Sunday, June 26, 2005

So in the concluding chapter of the book on NT criticism that I'm reviewing, the author argues:

The only reason for God to inspire the Bible would be so that his people would have his actual words; but if he really wanted people to have his actual words, surely he would have miraculously preserved those words, just as he had miraculously inspired them in the first place. Given the circumstance that he didn't preserve the words, the conclusion seemed inescapable to me that he hadn't gone to the trouble of inspiring them.
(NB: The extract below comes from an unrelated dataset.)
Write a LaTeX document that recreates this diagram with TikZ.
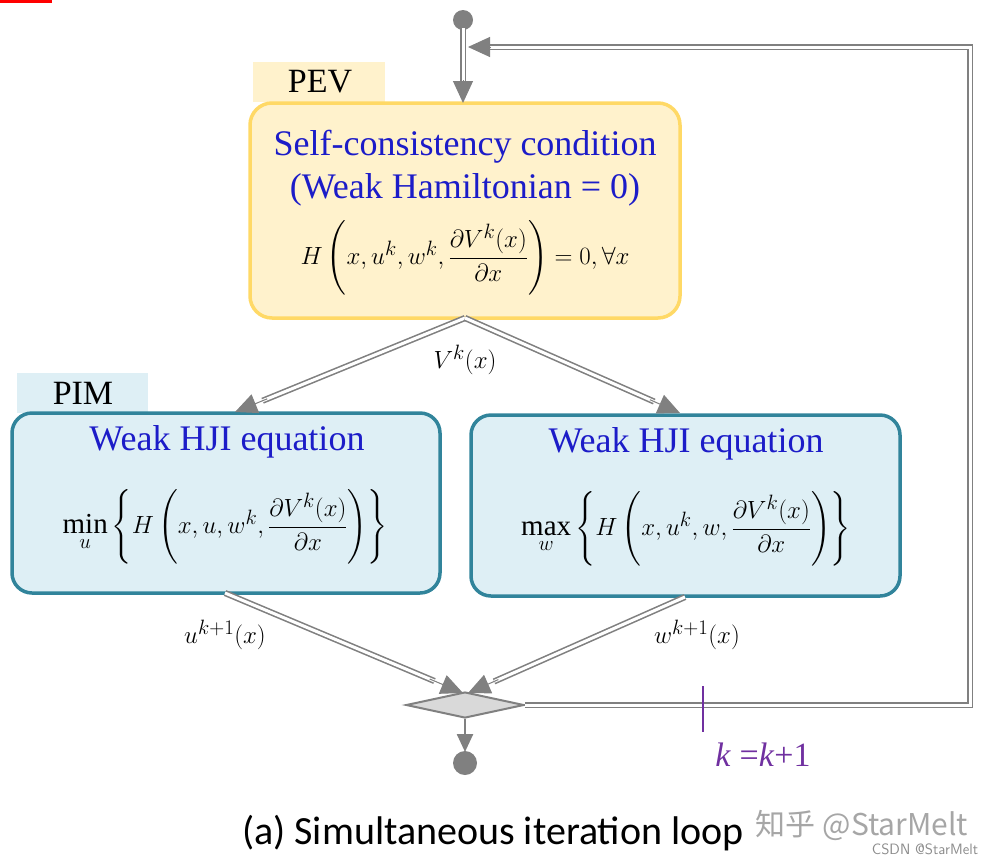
\documentclass[tikz,border=0pt]{standalone}
\usepackage{amsmath}
\usepackage{fontspec}
\setmainfont{Liberation Serif}
\newfontfamily\capfont{Carlito}
\newfontfamily\cjk{Noto Sans CJK SC}
\usetikzlibrary{arrows.meta,shapes.geometric,calc}
\definecolor{ybfill}{HTML}{FFF2CC}
\definecolor{ybdraw}{HTML}{FFD966}
\definecolor{bbfill}{HTML}{DEEFF5}
\definecolor{bbdraw}{HTML}{31849B}
\definecolor{ltxt}{HTML}{1C1CC8}
\definecolor{lg}{HTML}{808080}
\definecolor{purp}{HTML}{7030A0}
\tikzset{
  dbl/.style={draw=lg,double=white,double distance=3pt,line width=1.6pt},
  tipa/.style={-{Triangle[length=22pt,width=20pt]},draw=lg,fill=lg,line width=1pt},
  ybox/.style={draw=ybdraw,fill=ybfill,line width=3.5pt,rounded corners=22pt},
  bbox/.style={draw=bbdraw,fill=bbfill,line width=3.5pt,rounded corners=20pt},
  blt/.style={text=ltxt,font=\fontsize{36}{40}\selectfont},
  eq/.style={font=\fontsize{29}{34}\selectfont},
  lab/.style={font=\fontsize{31}{36}\selectfont}
}
\begin{document}
\begin{tikzpicture}[x=1pt,y=-1pt]
\useasboundingbox (0,0) rectangle (995,865);
\fill[red] (0,0) rectangle (52,3);
\fill[lg] (463,20) circle (10);
\coordinate (top) at (463,28);
\fill[ybfill] (253,62) rectangle (385,102);
\node[font=\fontsize{34}{38}\selectfont] (pev) at (320,82) {PEV};
\fill[bbfill] (17,373) rectangle (148,413);
\node[font=\fontsize{34}{38}\selectfont] (pim) at (83,393) {PIM};
\draw[ybox] (250,103) rectangle (680,318);
\coordinate (ytop) at (463,103);
\coordinate (ybot) at (465,318);
\node[blt] (t1) at (465,147) {Self-consistency condition};
\node[blt] (t2) at (465,190) {(Weak Hamiltonian = 0)};
\node[eq] (e1) at (465,258) {$H\left(x,u^k,w^k,\dfrac{\partial V^k(x)}{\partial x}\right)=0,\forall x$};
\draw[bbox] (12,413) rectangle (440,593);
\draw[bbox] (471,415) rectangle (900,596);
\node[blt] (t3) at (227,442) {Weak HJI equation};
\node[blt] (t4) at (686,444) {Weak HJI equation};
\node[eq] (e2) at (225,527) {$\min\limits_{u}\left\{H\left(x,u,w^k,\dfrac{\partial V^k(x)}{\partial x}\right)\right\}$};
\node[eq] (e3) at (686,529) {$\max\limits_{w}\left\{H\left(x,u^k,w,\dfrac{\partial V^k(x)}{\partial x}\right)\right\}$};
\coordinate (lt) at (235,412);
\coordinate (rt) at (680,413);
\coordinate (lb) at (225,593);
\coordinate (rb) at (685,597);
\node[diamond,draw=lg,fill=black!15,line width=2pt,minimum width=118pt,minimum height=26pt,aspect=4.5,inner sep=0pt] (dia) at (465,705) {};
\coordinate (dtl) at (463,693);
\coordinate (dtr) at (468,693);
\fill[lg] (465,763) circle (12);
\coordinate (bot) at (465,752);
% connectors
\draw[dbl] (top) -- (463,86);
\draw[tipa] (463,80) -- (ytop);
\draw[dbl] (ybot) -- ($(ybot)!0.88!(lt)$);
\draw[tipa] ($(ybot)!0.86!(lt)$) -- (lt);
\draw[dbl] (ybot) -- ($(ybot)!0.88!(rt)$);
\draw[tipa] ($(ybot)!0.86!(rt)$) -- (rt);
\draw[dbl] (lb) -- ($(lb)!0.88!(dtl)$);
\draw[tipa] ($(lb)!0.86!(dtl)$) -- (dtl);
\draw[dbl] (rb) -- ($(rb)!0.88!(dtr)$);
\draw[tipa] ($(rb)!0.86!(dtr)$) -- (dtr);
\draw[dbl] (dia.east) -- (970,705) -- (970,47) -- (484,47);
\draw[tipa] (490,47) -- (468,47);
\draw[-{Triangle[length=18pt,width=16pt]},draw=lg,fill=lg,line width=2.5pt] (dia.south) -- (bot);
% labels
\node[lab] (vk) at (465,360) {$V^k(x)$};
\node[lab] (uk) at (225,635) {$u^{k+1}(x)$};
\node[lab] (wk) at (697,635) {$w^{k+1}(x)$};
\draw[purp,line width=2.5pt] (703,686) -- (703,732);
\node[text=purp,font=\fontsize{34}{38}\selectfont] (kk) at (763,755) {\textit{k} =\textit{k}+1};
\node[font=\capfont\fontsize{40}{46}\selectfont] (cap) at (493,833) {(a) Simultaneous iteration loop};
\node[text=black!35,font=\cjk\fontsize{30}{34}\selectfont] (wm) at (862,825) {知乎 @StarMelt};
\node[text=black!45,font=\fontsize{15}{18}\selectfont\sffamily] (wm2) at (925,849) {CSDN @StarMelt};
\end{tikzpicture}
\end{document}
The reason he thinks God didn't "preserve the words" is the fact that some passages of the NT have alternate readings in various ancient manuscripts, and we can't always determine which are original. This isn't an unreasonable argument, but ultimately it shows that theological liberalism is just the flip side of fundamentalism (and indeed in the introduction the author talks about his fundamentalist past). Both liberalism and fundamentalism are modernist and thus obsessed with certainty. Descartes, the father of modernism, thought that all beliefs had to be ultimately founded on indubitable premises to be justified. The theological equivalent is the belief that all doctrines must be founded on 100% inerrant scripture to be held de fide. I remember in high school a Church of Christ friend arguing for the literal truth of Genesis 1-3 on the grounds that if the Bible contains any error whatsoever then it is worthless. Understandably, then, a person raised in fundamentalism who discovers any doubtful sections of Scripture will be tempted to chuck it all and swing into the opposite extreme. As I said, I'm looking for a middle way--the Bible, like other sources of knowledge (sense experience, secular history, etc.), can be basically reliable even if not inerrant.

Gotta get up at 3:30 tomorrow to catch the 5:30 out of Lubbock. It's gonna be a long, long, long day.